→ **The request**: Pick out the lines below that contain the string "with" and copy them all.

→ **Extracted information**:
::::::::

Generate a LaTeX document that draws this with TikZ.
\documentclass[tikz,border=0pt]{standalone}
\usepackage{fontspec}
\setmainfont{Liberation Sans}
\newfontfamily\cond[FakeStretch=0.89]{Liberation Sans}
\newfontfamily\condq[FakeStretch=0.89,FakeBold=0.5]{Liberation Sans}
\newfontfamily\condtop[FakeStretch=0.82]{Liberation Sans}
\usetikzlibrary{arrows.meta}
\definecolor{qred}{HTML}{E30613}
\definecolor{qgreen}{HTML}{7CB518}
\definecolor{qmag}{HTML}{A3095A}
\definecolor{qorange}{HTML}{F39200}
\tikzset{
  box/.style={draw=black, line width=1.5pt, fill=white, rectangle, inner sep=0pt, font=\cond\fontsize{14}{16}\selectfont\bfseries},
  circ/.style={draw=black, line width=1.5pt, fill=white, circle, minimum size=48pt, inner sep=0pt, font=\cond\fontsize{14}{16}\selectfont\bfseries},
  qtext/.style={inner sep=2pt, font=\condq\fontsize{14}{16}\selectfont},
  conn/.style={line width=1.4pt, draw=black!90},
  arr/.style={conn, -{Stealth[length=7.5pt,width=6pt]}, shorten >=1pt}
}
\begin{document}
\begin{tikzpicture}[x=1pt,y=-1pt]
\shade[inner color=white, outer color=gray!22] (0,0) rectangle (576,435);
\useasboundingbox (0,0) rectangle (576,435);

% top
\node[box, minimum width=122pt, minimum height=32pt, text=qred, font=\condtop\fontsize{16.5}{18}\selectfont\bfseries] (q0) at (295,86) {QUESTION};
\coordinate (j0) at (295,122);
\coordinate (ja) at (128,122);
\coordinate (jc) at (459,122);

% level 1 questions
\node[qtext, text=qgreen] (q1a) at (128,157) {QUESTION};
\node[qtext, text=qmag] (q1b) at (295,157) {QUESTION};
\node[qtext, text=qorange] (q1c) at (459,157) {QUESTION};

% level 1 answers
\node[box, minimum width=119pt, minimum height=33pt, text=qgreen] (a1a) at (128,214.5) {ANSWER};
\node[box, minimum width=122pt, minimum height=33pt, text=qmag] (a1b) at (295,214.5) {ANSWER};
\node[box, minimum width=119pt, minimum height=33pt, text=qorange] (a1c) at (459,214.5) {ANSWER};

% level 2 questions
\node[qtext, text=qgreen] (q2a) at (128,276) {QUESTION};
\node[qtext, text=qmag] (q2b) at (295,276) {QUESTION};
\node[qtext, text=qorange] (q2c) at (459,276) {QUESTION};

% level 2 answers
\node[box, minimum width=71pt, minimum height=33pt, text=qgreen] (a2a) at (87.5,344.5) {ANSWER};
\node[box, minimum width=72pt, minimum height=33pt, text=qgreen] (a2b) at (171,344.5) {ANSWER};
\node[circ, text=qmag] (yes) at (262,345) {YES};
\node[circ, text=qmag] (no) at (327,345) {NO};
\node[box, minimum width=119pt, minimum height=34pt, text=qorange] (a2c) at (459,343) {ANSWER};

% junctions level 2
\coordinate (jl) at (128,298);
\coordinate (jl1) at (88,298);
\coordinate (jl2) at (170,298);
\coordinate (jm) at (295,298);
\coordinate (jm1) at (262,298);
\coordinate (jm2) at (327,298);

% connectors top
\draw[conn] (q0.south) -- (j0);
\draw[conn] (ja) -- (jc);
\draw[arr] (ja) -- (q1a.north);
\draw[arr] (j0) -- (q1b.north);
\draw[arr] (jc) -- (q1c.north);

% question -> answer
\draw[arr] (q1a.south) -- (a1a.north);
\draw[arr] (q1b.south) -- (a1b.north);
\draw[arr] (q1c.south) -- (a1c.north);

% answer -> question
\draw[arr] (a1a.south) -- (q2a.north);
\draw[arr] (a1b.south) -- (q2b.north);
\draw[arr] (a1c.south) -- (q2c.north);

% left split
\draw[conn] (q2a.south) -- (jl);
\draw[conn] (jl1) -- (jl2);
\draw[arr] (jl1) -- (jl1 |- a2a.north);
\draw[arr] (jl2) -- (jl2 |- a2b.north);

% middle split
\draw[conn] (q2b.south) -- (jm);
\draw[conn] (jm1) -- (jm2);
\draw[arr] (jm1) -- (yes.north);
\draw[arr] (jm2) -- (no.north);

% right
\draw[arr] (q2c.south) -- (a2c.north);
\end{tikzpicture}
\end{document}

::::::::

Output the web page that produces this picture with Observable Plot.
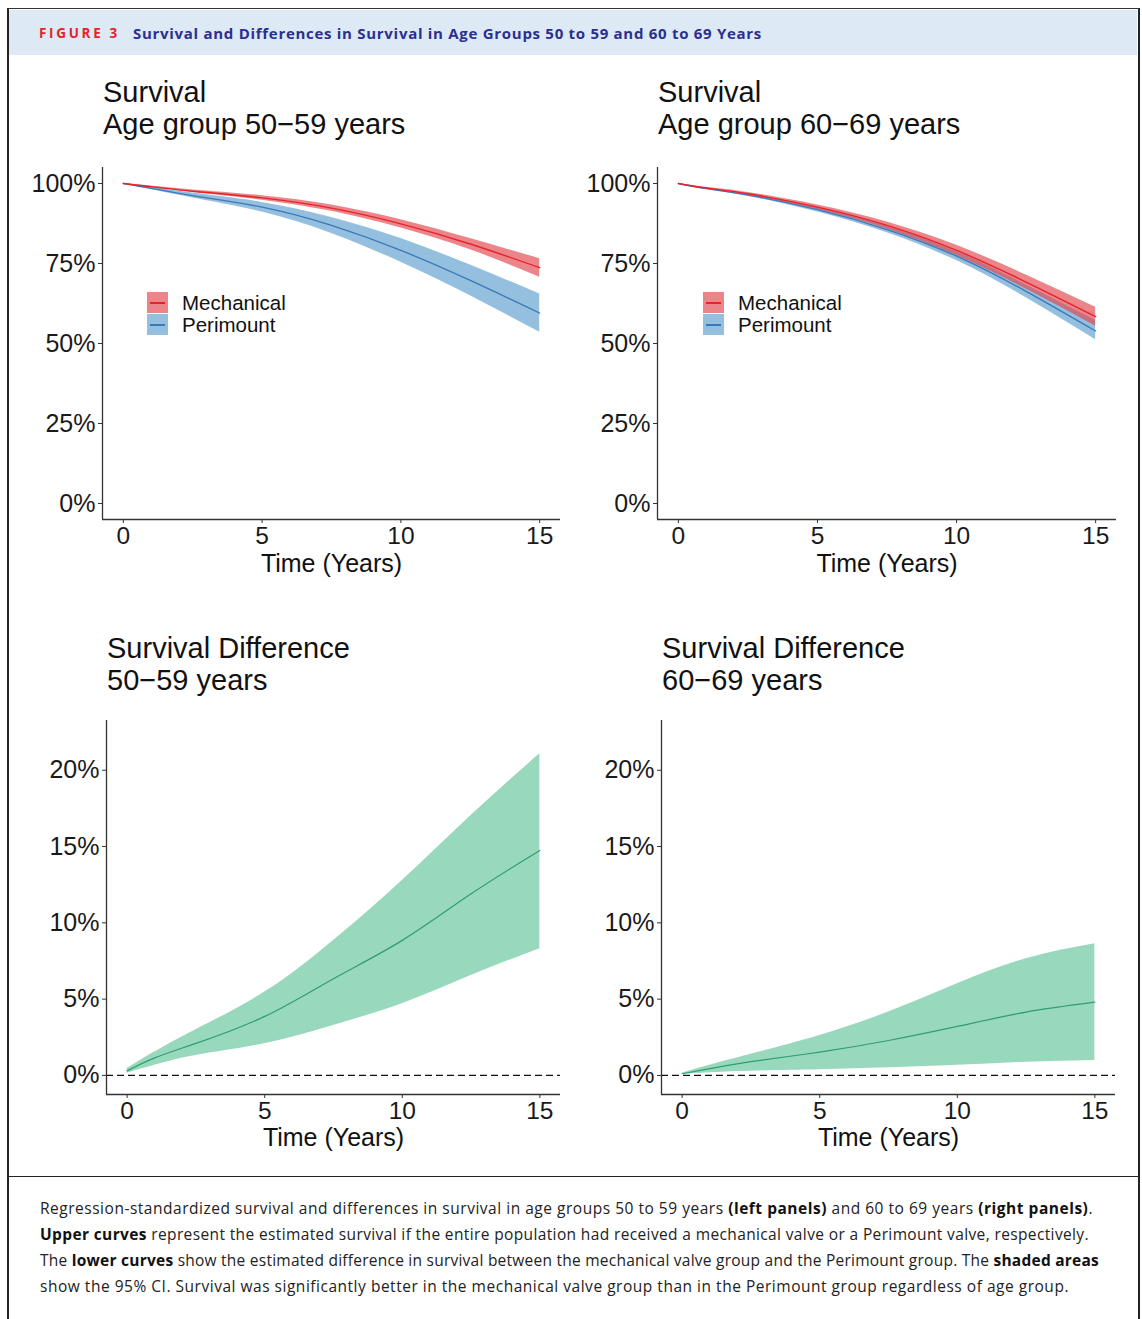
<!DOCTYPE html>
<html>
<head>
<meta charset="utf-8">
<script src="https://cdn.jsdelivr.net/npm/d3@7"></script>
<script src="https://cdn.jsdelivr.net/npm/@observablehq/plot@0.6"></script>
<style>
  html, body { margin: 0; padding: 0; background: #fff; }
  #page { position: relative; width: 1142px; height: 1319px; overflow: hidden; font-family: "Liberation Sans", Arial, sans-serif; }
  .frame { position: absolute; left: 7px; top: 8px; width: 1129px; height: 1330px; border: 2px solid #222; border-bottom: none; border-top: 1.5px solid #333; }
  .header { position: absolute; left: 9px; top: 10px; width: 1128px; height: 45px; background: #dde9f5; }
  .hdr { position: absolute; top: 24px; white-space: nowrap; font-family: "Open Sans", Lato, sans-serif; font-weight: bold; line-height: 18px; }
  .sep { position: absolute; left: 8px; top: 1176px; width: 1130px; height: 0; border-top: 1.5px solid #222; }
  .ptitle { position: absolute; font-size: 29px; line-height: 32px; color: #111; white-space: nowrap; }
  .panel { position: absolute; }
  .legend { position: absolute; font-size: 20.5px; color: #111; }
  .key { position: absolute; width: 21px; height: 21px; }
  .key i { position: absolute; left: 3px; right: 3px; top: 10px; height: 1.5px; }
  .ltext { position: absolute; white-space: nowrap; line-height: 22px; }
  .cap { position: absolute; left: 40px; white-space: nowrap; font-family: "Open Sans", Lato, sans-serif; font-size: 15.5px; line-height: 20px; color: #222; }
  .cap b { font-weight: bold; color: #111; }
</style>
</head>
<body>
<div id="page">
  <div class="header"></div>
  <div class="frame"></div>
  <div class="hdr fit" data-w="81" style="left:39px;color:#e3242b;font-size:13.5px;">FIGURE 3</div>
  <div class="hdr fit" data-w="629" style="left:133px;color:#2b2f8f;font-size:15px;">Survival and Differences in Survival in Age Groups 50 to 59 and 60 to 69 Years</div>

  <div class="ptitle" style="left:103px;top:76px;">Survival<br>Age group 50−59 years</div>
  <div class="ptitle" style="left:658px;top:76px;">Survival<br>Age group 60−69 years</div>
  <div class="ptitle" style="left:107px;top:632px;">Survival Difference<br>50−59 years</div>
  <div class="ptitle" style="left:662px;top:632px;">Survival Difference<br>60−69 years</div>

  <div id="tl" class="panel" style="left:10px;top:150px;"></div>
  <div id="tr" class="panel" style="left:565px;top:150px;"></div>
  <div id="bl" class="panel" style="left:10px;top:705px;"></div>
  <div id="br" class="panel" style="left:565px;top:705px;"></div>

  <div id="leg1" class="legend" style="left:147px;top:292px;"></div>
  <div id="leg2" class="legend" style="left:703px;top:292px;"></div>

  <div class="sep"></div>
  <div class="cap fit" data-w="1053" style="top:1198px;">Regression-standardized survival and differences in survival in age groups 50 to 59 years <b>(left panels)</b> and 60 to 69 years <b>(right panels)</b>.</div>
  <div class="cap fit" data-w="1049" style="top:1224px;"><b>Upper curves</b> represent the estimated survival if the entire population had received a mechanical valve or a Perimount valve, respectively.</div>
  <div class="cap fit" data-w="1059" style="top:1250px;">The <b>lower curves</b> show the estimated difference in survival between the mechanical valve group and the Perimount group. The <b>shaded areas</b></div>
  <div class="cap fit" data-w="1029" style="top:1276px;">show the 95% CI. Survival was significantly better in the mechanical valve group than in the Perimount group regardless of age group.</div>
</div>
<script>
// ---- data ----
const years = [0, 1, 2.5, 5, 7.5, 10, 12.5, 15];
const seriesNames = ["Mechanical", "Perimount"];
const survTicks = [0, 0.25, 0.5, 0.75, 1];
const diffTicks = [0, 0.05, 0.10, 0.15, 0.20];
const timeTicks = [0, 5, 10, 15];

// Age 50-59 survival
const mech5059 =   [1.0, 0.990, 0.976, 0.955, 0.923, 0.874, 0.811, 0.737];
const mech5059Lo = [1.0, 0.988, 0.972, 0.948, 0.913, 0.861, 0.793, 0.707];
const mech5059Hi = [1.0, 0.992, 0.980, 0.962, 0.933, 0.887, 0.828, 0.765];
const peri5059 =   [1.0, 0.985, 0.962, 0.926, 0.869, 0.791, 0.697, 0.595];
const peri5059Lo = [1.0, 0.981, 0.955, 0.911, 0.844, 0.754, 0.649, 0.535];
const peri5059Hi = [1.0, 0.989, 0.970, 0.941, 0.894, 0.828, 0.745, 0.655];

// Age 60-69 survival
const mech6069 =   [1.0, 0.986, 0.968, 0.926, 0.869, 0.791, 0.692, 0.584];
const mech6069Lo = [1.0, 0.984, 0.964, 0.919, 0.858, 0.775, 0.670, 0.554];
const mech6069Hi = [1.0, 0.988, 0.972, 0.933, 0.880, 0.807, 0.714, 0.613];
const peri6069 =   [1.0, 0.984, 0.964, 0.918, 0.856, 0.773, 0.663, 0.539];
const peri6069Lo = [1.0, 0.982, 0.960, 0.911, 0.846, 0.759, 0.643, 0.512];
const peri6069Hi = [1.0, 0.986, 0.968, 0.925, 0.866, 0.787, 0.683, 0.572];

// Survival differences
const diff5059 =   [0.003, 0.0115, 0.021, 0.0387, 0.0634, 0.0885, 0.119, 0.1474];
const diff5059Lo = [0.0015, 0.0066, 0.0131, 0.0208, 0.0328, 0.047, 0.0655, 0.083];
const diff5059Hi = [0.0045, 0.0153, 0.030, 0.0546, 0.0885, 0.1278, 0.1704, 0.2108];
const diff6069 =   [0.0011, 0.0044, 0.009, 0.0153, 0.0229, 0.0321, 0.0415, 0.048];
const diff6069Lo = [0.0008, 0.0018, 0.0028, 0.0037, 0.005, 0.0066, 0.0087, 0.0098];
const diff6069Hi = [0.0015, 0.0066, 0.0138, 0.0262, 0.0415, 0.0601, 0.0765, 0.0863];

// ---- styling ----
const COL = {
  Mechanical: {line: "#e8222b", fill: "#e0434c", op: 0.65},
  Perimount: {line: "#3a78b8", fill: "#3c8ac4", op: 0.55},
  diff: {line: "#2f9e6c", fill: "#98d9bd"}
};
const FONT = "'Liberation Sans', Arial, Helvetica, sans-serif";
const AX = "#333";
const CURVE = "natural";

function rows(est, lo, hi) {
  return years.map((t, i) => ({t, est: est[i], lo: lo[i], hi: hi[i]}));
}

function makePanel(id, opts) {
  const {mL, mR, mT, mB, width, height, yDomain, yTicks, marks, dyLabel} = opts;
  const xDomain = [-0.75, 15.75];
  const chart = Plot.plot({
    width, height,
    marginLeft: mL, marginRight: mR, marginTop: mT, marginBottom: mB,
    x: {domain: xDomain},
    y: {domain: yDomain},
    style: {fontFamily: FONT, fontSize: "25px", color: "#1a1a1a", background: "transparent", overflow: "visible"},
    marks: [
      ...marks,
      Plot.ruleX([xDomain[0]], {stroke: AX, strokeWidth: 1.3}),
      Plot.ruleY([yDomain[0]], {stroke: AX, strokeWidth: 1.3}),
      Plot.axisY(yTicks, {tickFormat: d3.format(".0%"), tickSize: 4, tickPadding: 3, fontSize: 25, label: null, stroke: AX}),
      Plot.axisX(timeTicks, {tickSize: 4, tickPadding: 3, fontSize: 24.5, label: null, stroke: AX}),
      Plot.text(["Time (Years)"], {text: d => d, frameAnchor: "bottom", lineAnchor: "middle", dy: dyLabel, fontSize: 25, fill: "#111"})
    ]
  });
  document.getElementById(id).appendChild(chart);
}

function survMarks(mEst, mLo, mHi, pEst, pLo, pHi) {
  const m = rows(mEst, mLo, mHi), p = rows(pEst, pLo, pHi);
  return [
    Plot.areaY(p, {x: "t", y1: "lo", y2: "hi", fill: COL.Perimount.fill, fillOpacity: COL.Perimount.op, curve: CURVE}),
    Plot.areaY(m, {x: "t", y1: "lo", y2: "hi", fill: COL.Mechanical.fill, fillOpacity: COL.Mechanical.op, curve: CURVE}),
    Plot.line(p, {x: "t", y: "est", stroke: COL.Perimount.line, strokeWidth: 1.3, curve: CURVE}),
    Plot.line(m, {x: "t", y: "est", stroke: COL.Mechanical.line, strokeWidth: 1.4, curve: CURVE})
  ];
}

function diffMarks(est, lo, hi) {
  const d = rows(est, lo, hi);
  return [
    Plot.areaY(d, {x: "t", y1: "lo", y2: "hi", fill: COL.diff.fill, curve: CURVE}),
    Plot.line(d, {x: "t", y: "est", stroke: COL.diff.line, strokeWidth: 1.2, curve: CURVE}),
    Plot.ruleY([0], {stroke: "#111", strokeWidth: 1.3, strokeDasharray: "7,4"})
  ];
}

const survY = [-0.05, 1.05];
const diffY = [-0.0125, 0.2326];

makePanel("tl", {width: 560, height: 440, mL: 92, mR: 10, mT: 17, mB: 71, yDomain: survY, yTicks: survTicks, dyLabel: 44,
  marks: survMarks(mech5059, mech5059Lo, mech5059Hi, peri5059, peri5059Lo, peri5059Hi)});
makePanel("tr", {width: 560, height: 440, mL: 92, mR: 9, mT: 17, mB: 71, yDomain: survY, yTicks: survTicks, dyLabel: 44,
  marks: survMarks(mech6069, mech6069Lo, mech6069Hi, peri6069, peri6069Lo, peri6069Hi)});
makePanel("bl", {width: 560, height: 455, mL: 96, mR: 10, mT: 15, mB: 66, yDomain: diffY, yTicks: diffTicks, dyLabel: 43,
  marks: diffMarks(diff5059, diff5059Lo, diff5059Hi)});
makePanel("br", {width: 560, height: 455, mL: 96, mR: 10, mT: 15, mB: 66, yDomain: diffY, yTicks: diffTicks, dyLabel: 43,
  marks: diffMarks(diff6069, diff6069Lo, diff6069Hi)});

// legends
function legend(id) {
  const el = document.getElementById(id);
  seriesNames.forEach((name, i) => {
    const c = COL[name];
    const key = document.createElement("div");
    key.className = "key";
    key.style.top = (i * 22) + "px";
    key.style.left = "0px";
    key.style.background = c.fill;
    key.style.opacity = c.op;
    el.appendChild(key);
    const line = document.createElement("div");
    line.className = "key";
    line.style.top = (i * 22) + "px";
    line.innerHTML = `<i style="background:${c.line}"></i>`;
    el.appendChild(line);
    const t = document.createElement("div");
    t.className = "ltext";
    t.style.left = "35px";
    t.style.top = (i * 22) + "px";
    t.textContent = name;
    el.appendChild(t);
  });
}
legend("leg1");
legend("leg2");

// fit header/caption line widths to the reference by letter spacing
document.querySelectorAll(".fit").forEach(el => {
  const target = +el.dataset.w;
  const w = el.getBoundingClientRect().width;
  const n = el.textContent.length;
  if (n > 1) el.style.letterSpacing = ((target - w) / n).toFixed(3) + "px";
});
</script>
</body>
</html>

::::::::

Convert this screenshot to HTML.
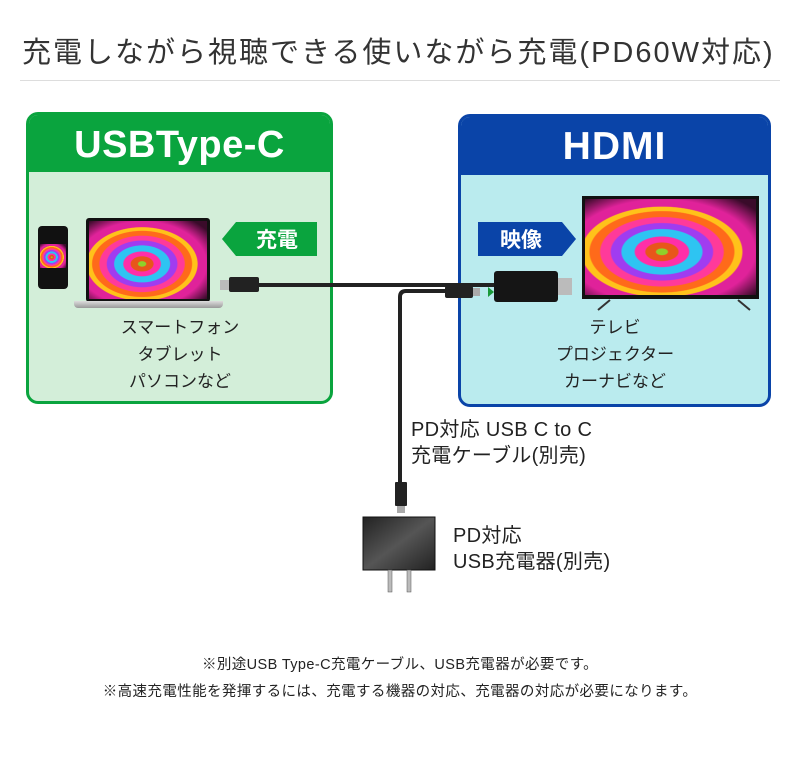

::::::::

→ **Answer below**:
Generate a LaTeX document that draws this with TikZ.
Output the web page that produces this picture with Observable Plot.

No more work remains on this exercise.